Do not carry the pictures over; copy every other part of the entries exactly.
+++
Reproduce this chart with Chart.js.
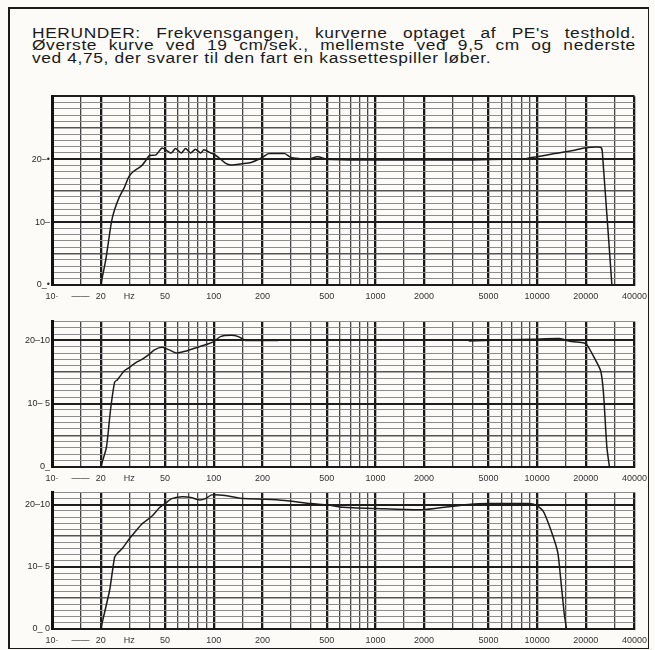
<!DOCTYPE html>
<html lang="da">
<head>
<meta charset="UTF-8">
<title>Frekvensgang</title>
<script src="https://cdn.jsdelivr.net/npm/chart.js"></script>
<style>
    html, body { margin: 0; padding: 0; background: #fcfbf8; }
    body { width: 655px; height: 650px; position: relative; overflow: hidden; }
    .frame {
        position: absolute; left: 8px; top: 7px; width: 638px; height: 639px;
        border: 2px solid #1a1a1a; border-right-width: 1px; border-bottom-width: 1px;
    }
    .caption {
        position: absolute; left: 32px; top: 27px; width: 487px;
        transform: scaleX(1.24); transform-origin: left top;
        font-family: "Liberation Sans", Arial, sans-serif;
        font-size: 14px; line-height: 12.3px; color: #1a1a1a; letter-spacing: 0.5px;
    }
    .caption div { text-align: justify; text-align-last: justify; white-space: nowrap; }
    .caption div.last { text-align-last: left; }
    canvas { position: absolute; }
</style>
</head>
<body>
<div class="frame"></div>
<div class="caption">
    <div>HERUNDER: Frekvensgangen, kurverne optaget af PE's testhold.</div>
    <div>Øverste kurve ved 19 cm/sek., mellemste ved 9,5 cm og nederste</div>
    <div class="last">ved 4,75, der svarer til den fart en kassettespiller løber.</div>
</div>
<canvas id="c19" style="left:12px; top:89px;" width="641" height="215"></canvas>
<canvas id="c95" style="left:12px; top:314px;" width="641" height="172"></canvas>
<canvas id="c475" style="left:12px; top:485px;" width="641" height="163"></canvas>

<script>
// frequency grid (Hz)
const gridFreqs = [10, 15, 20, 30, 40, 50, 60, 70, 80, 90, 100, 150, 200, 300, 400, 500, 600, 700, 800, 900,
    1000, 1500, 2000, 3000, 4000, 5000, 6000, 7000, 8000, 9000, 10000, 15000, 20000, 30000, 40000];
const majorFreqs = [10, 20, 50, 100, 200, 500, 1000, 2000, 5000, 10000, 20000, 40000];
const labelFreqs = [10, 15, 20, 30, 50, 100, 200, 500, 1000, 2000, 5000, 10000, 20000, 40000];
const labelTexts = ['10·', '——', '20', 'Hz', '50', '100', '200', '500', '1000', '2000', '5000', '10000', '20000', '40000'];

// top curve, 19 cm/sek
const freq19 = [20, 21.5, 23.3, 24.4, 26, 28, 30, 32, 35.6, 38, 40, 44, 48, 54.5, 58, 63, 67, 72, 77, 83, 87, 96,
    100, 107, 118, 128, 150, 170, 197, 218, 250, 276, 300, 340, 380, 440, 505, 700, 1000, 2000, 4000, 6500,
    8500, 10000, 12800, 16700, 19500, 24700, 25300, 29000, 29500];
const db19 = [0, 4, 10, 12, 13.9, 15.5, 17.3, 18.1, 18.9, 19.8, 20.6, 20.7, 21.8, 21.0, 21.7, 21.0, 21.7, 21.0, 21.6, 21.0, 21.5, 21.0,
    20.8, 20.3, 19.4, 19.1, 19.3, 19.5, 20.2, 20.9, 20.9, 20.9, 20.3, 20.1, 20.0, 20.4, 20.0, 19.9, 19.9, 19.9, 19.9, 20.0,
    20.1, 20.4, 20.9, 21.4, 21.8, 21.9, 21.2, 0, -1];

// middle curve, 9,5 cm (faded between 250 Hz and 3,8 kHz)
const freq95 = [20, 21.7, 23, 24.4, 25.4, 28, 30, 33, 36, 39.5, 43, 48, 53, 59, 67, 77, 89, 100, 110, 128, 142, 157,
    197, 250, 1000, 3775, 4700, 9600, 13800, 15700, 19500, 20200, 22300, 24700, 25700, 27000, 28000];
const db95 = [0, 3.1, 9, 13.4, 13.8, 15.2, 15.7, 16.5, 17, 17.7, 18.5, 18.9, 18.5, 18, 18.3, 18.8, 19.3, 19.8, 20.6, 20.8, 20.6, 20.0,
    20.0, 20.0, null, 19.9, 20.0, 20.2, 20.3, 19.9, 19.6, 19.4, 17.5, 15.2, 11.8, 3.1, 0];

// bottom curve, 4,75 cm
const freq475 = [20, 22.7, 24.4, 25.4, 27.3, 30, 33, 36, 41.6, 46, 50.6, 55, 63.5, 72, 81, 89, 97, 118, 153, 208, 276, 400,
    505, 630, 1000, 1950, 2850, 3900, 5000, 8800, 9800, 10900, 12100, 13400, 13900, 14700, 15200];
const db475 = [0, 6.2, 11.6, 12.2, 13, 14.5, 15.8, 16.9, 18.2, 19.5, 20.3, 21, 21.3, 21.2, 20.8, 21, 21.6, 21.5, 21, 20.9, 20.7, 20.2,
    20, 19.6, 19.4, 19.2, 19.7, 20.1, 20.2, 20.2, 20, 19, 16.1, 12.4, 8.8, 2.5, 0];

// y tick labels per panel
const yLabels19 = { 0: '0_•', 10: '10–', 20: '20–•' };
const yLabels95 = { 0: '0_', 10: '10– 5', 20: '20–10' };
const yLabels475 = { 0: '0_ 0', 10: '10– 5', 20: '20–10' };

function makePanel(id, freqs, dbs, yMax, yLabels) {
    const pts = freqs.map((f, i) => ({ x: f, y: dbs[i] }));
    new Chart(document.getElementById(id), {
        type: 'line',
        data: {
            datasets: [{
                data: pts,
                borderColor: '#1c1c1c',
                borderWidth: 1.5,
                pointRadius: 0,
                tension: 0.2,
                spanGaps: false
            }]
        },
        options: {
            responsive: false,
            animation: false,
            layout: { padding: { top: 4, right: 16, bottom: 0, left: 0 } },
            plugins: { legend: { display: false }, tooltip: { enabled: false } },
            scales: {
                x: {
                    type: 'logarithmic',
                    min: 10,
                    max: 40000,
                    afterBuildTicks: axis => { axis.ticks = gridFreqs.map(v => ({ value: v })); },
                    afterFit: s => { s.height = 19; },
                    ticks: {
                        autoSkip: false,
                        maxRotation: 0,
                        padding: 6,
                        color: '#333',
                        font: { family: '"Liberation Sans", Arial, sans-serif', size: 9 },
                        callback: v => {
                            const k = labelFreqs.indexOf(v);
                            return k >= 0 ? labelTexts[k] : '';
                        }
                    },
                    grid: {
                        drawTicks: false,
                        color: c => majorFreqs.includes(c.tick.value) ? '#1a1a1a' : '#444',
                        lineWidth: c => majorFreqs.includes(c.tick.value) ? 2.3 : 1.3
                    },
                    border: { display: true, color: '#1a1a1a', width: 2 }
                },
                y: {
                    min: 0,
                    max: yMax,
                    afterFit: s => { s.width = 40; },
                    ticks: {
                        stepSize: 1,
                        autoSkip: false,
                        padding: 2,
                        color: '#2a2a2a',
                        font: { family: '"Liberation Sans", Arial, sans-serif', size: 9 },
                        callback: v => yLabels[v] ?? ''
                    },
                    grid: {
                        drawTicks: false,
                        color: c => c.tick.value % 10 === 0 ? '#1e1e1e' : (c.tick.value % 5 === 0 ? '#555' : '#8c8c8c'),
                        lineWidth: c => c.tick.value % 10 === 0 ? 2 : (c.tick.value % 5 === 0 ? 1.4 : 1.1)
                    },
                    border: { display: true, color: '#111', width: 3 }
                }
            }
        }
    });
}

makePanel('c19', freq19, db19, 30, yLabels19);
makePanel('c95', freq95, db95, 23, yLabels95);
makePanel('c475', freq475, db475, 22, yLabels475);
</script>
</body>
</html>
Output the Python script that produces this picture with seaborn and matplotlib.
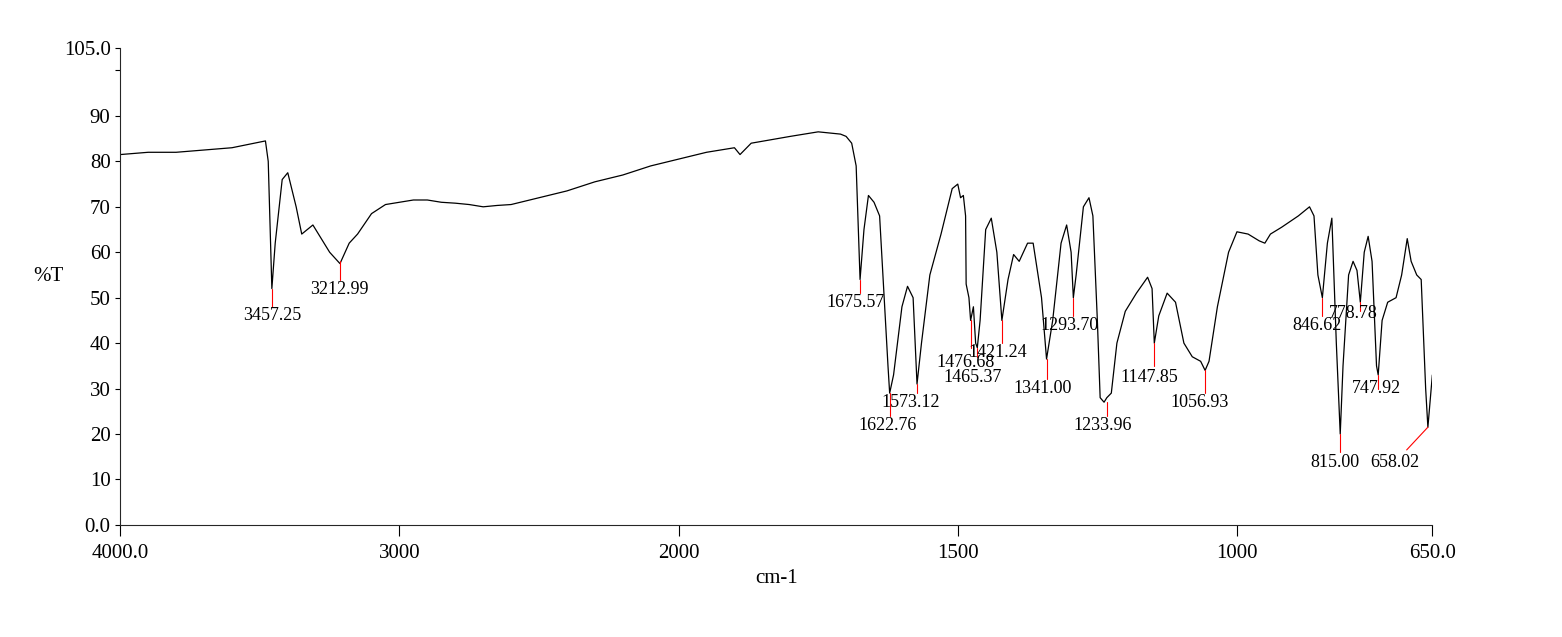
+++
* [WRITTEN ANSWER]:
Reproduce this chart with Chart.js.
<!DOCTYPE html>
<html lang="da">
<head>
<meta charset="UTF-8">
<title>Frekvensgang</title>
<script src="https://cdn.jsdelivr.net/npm/chart.js"></script>
<style>
    html, body { margin: 0; padding: 0; background: #fcfbf8; }
    body { width: 655px; height: 650px; position: relative; overflow: hidden; }
    .frame {
        position: absolute; left: 8px; top: 7px; width: 638px; height: 639px;
        border: 2px solid #1a1a1a; border-right-width: 1px; border-bottom-width: 1px;
    }
    .caption {
        position: absolute; left: 32px; top: 27px; width: 487px;
        transform: scaleX(1.24); transform-origin: left top;
        font-family: "Liberation Sans", Arial, sans-serif;
        font-size: 14px; line-height: 12.3px; color: #1a1a1a; letter-spacing: 0.5px;
    }
    .caption div { text-align: justify; text-align-last: justify; white-space: nowrap; }
    .caption div.last { text-align-last: left; }
    canvas { position: absolute; }
</style>
</head>
<body>
<div class="frame"></div>
<div class="caption">
    <div>HERUNDER: Frekvensgangen, kurverne optaget af PE's testhold.</div>
    <div>Øverste kurve ved 19 cm/sek., mellemste ved 9,5 cm og nederste</div>
    <div class="last">ved 4,75, der svarer til den fart en kassettespiller løber.</div>
</div>
<canvas id="c19" style="left:12px; top:89px;" width="641" height="215"></canvas>
<canvas id="c95" style="left:12px; top:314px;" width="641" height="172"></canvas>
<canvas id="c475" style="left:12px; top:485px;" width="641" height="163"></canvas>

<script>
// frequency grid (Hz)
const gridFreqs = [10, 15, 20, 30, 40, 50, 60, 70, 80, 90, 100, 150, 200, 300, 400, 500, 600, 700, 800, 900,
    1000, 1500, 2000, 3000, 4000, 5000, 6000, 7000, 8000, 9000, 10000, 15000, 20000, 30000, 40000];
const majorFreqs = [10, 20, 50, 100, 200, 500, 1000, 2000, 5000, 10000, 20000, 40000];
const labelFreqs = [10, 15, 20, 30, 50, 100, 200, 500, 1000, 2000, 5000, 10000, 20000, 40000];
const labelTexts = ['10·', '——', '20', 'Hz', '50', '100', '200', '500', '1000', '2000', '5000', '10000', '20000', '40000'];

// top curve, 19 cm/sek
const freq19 = [20, 21.5, 23.3, 24.4, 26, 28, 30, 32, 35.6, 38, 40, 44, 48, 54.5, 58, 63, 67, 72, 77, 83, 87, 96,
    100, 107, 118, 128, 150, 170, 197, 218, 250, 276, 300, 340, 380, 440, 505, 700, 1000, 2000, 4000, 6500,
    8500, 10000, 12800, 16700, 19500, 24700, 25300, 29000, 29500];
const db19 = [0, 4, 10, 12, 13.9, 15.5, 17.3, 18.1, 18.9, 19.8, 20.6, 20.7, 21.8, 21.0, 21.7, 21.0, 21.7, 21.0, 21.6, 21.0, 21.5, 21.0,
    20.8, 20.3, 19.4, 19.1, 19.3, 19.5, 20.2, 20.9, 20.9, 20.9, 20.3, 20.1, 20.0, 20.4, 20.0, 19.9, 19.9, 19.9, 19.9, 20.0,
    20.1, 20.4, 20.9, 21.4, 21.8, 21.9, 21.2, 0, -1];

// middle curve, 9,5 cm (faded between 250 Hz and 3,8 kHz)
const freq95 = [20, 21.7, 23, 24.4, 25.4, 28, 30, 33, 36, 39.5, 43, 48, 53, 59, 67, 77, 89, 100, 110, 128, 142, 157,
    197, 250, 1000, 3775, 4700, 9600, 13800, 15700, 19500, 20200, 22300, 24700, 25700, 27000, 28000];
const db95 = [0, 3.1, 9, 13.4, 13.8, 15.2, 15.7, 16.5, 17, 17.7, 18.5, 18.9, 18.5, 18, 18.3, 18.8, 19.3, 19.8, 20.6, 20.8, 20.6, 20.0,
    20.0, 20.0, null, 19.9, 20.0, 20.2, 20.3, 19.9, 19.6, 19.4, 17.5, 15.2, 11.8, 3.1, 0];

// bottom curve, 4,75 cm
const freq475 = [20, 22.7, 24.4, 25.4, 27.3, 30, 33, 36, 41.6, 46, 50.6, 55, 63.5, 72, 81, 89, 97, 118, 153, 208, 276, 400,
    505, 630, 1000, 1950, 2850, 3900, 5000, 8800, 9800, 10900, 12100, 13400, 13900, 14700, 15200];
const db475 = [0, 6.2, 11.6, 12.2, 13, 14.5, 15.8, 16.9, 18.2, 19.5, 20.3, 21, 21.3, 21.2, 20.8, 21, 21.6, 21.5, 21, 20.9, 20.7, 20.2,
    20, 19.6, 19.4, 19.2, 19.7, 20.1, 20.2, 20.2, 20, 19, 16.1, 12.4, 8.8, 2.5, 0];

// y tick labels per panel
const yLabels19 = { 0: '0_•', 10: '10–', 20: '20–•' };
const yLabels95 = { 0: '0_', 10: '10– 5', 20: '20–10' };
const yLabels475 = { 0: '0_ 0', 10: '10– 5', 20: '20–10' };

function makePanel(id, freqs, dbs, yMax, yLabels) {
    const pts = freqs.map((f, i) => ({ x: f, y: dbs[i] }));
    new Chart(document.getElementById(id), {
        type: 'line',
        data: {
            datasets: [{
                data: pts,
                borderColor: '#1c1c1c',
                borderWidth: 1.5,
                pointRadius: 0,
                tension: 0.2,
                spanGaps: false
            }]
        },
        options: {
            responsive: false,
            animation: false,
            layout: { padding: { top: 4, right: 16, bottom: 0, left: 0 } },
            plugins: { legend: { display: false }, tooltip: { enabled: false } },
            scales: {
                x: {
                    type: 'logarithmic',
                    min: 10,
                    max: 40000,
                    afterBuildTicks: axis => { axis.ticks = gridFreqs.map(v => ({ value: v })); },
                    afterFit: s => { s.height = 19; },
                    ticks: {
                        autoSkip: false,
                        maxRotation: 0,
                        padding: 6,
                        color: '#333',
                        font: { family: '"Liberation Sans", Arial, sans-serif', size: 9 },
                        callback: v => {
                            const k = labelFreqs.indexOf(v);
                            return k >= 0 ? labelTexts[k] : '';
                        }
                    },
                    grid: {
                        drawTicks: false,
                        color: c => majorFreqs.includes(c.tick.value) ? '#1a1a1a' : '#444',
                        lineWidth: c => majorFreqs.includes(c.tick.value) ? 2.3 : 1.3
                    },
                    border: { display: true, color: '#1a1a1a', width: 2 }
                },
                y: {
                    min: 0,
                    max: yMax,
                    afterFit: s => { s.width = 40; },
                    ticks: {
                        stepSize: 1,
                        autoSkip: false,
                        padding: 2,
                        color: '#2a2a2a',
                        font: { family: '"Liberation Sans", Arial, sans-serif', size: 9 },
                        callback: v => yLabels[v] ?? ''
                    },
                    grid: {
                        drawTicks: false,
                        color: c => c.tick.value % 10 === 0 ? '#1e1e1e' : (c.tick.value % 5 === 0 ? '#555' : '#8c8c8c'),
                        lineWidth: c => c.tick.value % 10 === 0 ? 2 : (c.tick.value % 5 === 0 ? 1.4 : 1.1)
                    },
                    border: { display: true, color: '#111', width: 3 }
                }
            }
        }
    });
}

makePanel('c19', freq19, db19, 30, yLabels19);
makePanel('c95', freq95, db95, 23, yLabels95);
makePanel('c475', freq475, db475, 22, yLabels475);
</script>
</body>
</html>
Output the Python script that produces this picture with seaborn and matplotlib.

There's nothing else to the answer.